As users stray from becoming Brand loyal, it’s important to keep those who have only purchased on your site once, engaged, and turn them into repeat customers. Segment your CRM data by frequency of purchases and target those who have purchased once (or twice) on your site to encourage them to come back to your site to purchase again.

Tactical Implementation of Remarketing Lists

When it comes to taking these lists and putting them to work, there have been two tried and true methods – bid only or target and bid.

The first, and most common, method, bid only, involves layering remarketing lists in campaigns and bidding up/down – it’s the easiest way to bid on audiences without creating a million campaigns. However, you’re left at the mercy of the base keyword bid to determine your percentage increase/decrease in spend for particular audiences.

The second method of segmenting audiences (target and bid) into their own set of campaigns allows you to have greater control when it comes to reaching users your brand values. Additionally, seeing shifts in different audience behaviors is a lot clearer and can insightful to brand owners when planning bigger initiatives (ie. brand loyalty dropping off as Revenue from New Visitor campaign increasing). Here are campaign examples:

But wouldn’t that create a million campaigns? Isn’t segmenting by device the next big thing? Depends. Like most things in digital marketing, look at your data! Start out by only segmenting high volume keywords; you don’t need to do this for your entire account if there isn’t enough traffic for certain keywords. And if you are seeing a more compelling argument to segment by device, definitely go that route, however if you don’t, it might be worth segmenting by audience.

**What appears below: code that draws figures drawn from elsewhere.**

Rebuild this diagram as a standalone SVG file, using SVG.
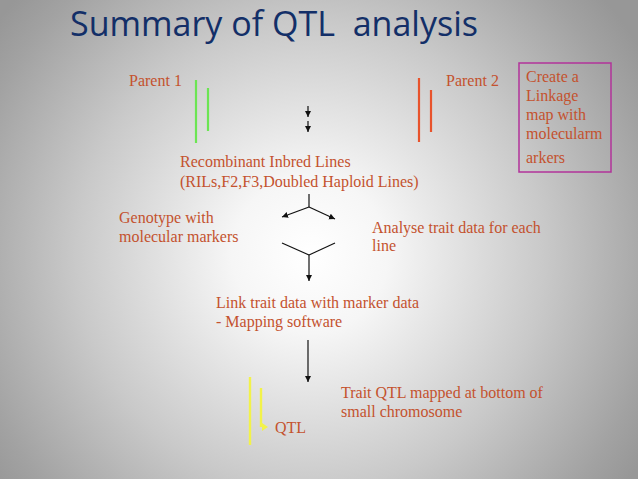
<svg xmlns="http://www.w3.org/2000/svg" width="638" height="479" viewBox="0 0 638 479">
  <defs>
    <radialGradient id="bg" gradientUnits="userSpaceOnUse" cx="310" cy="255" r="390">
      <stop offset="0" stop-color="#ffffff"/>
      <stop offset="0.2" stop-color="#f6f6f6"/>
      <stop offset="0.6" stop-color="#c9c9c9"/>
      <stop offset="0.9" stop-color="#a2a2a2"/>
      <stop offset="1" stop-color="#979797"/>
    </radialGradient>
    <marker id="arr" markerUnits="userSpaceOnUse" markerWidth="7" markerHeight="7" refX="6" refY="3.5" orient="auto">
      <path d="M0,0.5 L6,3.5 L0,6.5 Z" fill="#111"/>
    </marker>
    <style>
      .lbl { font-family: "Liberation Serif", "Times New Roman", serif; font-size: 16px; fill: #c4522e; }
      .title { font-family: "Open Sans", "Noto Sans", sans-serif; font-size: 35px; fill: #132f68; white-space: pre; }
      .conn { stroke: #111; stroke-width: 1.2; fill: none; }
      .green { stroke: #6ce553; stroke-width: 2.2; }
      .red { stroke: #e8532c; stroke-width: 2.2; }
      .yellow { stroke: #f2f24a; stroke-width: 2.4; }
    </style>
  </defs>
  <rect x="0" y="0" width="638" height="479" fill="url(#bg)"/>

  <g id="title">
    <text class="title" x="70" y="36" textLength="408" lengthAdjust="spacingAndGlyphs" xml:space="preserve">Summary of QTL  analysis</text>
  </g>

  <g id="parent1">
    <text class="lbl" x="129" y="86">Parent 1</text>
    <line class="green" x1="196" y1="80" x2="196" y2="143"/>
    <line class="green" x1="208" y1="88" x2="208" y2="131"/>
  </g>

  <g id="parent2">
    <text class="lbl" x="446" y="86">Parent 2</text>
    <line class="red" x1="419" y1="78" x2="419" y2="142"/>
    <line class="red" x1="431" y1="90" x2="431" y2="132"/>
  </g>

  <g id="linkage-map">
    <rect x="519" y="63" width="92" height="109" fill="none" stroke="#b2339a" stroke-width="1.5"/>
    <text class="lbl" x="526" y="82">Create a</text>
    <text class="lbl" x="526" y="101">Linkage</text>
    <text class="lbl" x="526" y="120">map with</text>
    <text class="lbl" x="526" y="139">molecularm</text>
    <text class="lbl" x="526" y="163">arkers</text>
  </g>

  <g id="ril">
    <text class="lbl" x="180" y="167">Recombinant Inbred Lines</text>
    <text class="lbl" x="180" y="187">(RILs,F2,F3,Doubled Haploid Lines)</text>
  </g>

  <g id="genotype">
    <text class="lbl" x="119" y="223">Genotype with</text>
    <text class="lbl" x="119" y="242">molecular markers</text>
  </g>

  <g id="analyse">
    <text class="lbl" x="372" y="233">Analyse trait data for each</text>
    <text class="lbl" x="372" y="251">line</text>
  </g>

  <g id="link">
    <text class="lbl" x="216" y="308">Link trait data with marker data</text>
    <text class="lbl" x="216" y="327">- Mapping software</text>
  </g>

  <g id="trait">
    <text class="lbl" x="341" y="398">Trait QTL mapped at bottom of</text>
    <text class="lbl" x="341" y="417">small chromosome</text>
  </g>

  <g id="qtl">
    <line class="yellow" x1="250" y1="377" x2="250" y2="445"/>
    <line class="yellow" x1="261" y1="388" x2="261" y2="427"/>
    <path d="M262,423 L268,427 L262,431 Z" fill="#f2f24a"/>
    <text class="lbl" x="275" y="433">QTL</text>
  </g>

  <g id="connectors">
    <line class="conn" x1="308" y1="106" x2="308" y2="117" marker-end="url(#arr)"/>
    <line class="conn" x1="308" y1="121" x2="308" y2="132" marker-end="url(#arr)"/>
    <line class="conn" x1="309" y1="194" x2="309" y2="207"/>
    <line class="conn" x1="309" y1="207" x2="282" y2="217" marker-end="url(#arr)"/>
    <line class="conn" x1="309" y1="207" x2="335" y2="219" marker-end="url(#arr)"/>
    <line class="conn" x1="282" y1="243" x2="309" y2="255"/>
    <line class="conn" x1="335" y1="243" x2="309" y2="255"/>
    <line class="conn" x1="309" y1="255" x2="309" y2="281" marker-end="url(#arr)"/>
    <line class="conn" x1="308" y1="340" x2="308" y2="382" stroke="#333" marker-end="url(#arr)"/>
  </g>
</svg>
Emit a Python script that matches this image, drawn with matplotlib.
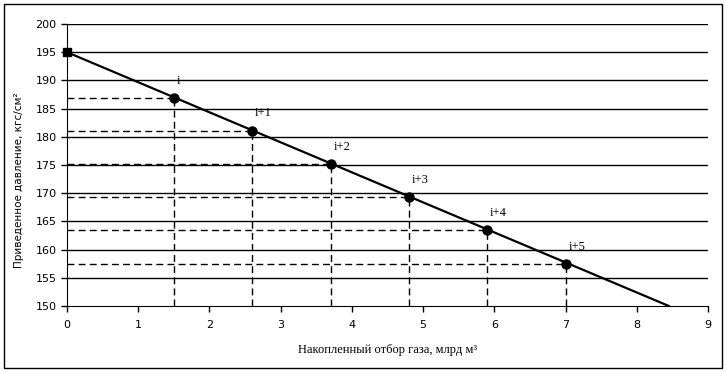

Marketing has always been about how we reach our audiences (emphasis on the plural). With so many lists to choose from, it can get a bit confusing as to which is the best route for your brand. And since everyone is different then why would we reach them the same way? The method of bidding is just as important as deciding which list to use, so really take a step back and come up with your goals, and align them with which ever list and bidding method works best.